At the heart of a Christian discussion on forgiveness is the image of Jesus offering forgiveness to those who nailed him to the cross.  The love of God is seen most clearly in the experience of radical evil by Jesus himself.  Jesus goes to the cross as an innocent; suffers as an innocent; dies as an innocent, and still offers a word of forgiveness.  Could we do the same?  Or perhaps the image of Christ’s forgiveness from the cross points out that the love and forgiveness of God is broader than we want to admit.
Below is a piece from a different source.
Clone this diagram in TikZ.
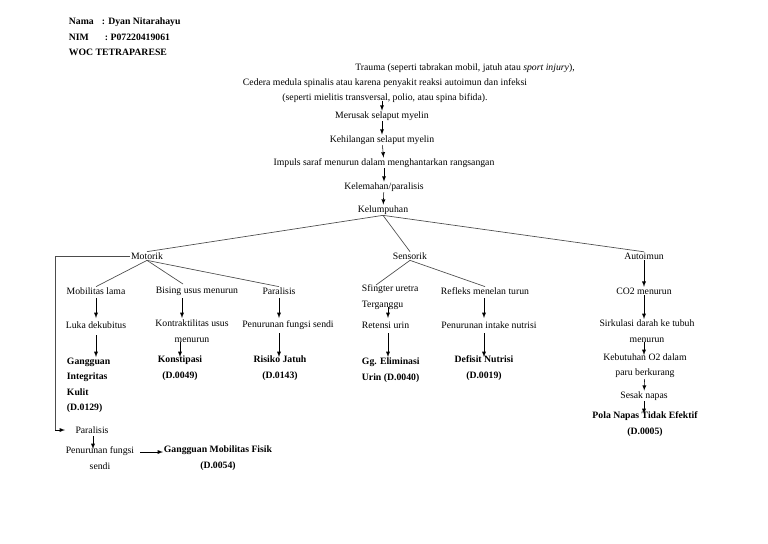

And again I think that the extremes of forgiveness may distract us from the heart of the matter, our learning to be forgiving people.  If we want love to be more than a platitude, we have to learn to forgive, to restore relationships that will inevitably be strained.  But when we talk about forgiveness, we need to start with the small annoyances that are part of our daily lives rather than starting with radical evil that we cannot begin to understand.  We need to learn to forgive the ill-timed word and the impatient response.  We need to learn to forgive the petty disagreement and the unintentional slight.  Once we take a deep breath and learn to forgive smaller things, then larger offenses are no longer insurmountable.

At the same time, I don’t believe that Jesus expects us to have the level of forgiveness that he showed on the cross.  I believe he gives us an example of forgiveness to strive toward, a direction on our path.  God has offered us forgiveness so that we can become forgiving.  The ability to let go of offenses is as important on our walk as seeking to avoid causing offense in the first place.  We will have impatient days.  We will meet people with whom we simply do not click.  We will be offended and we will cause offense.  We will need to be forgiven just as we will need to be forgiving.


Anyone in a long-term relationship can tell you that forgiveness is essential to love and love is essential to forgiveness.  God has chosen to be in an eternal relationship with us, requiring an eternity of love and an eternity of forgiveness.  Thankfully in God we find an abundance of both, enough that we might also learn to grow into loving and forgiving people.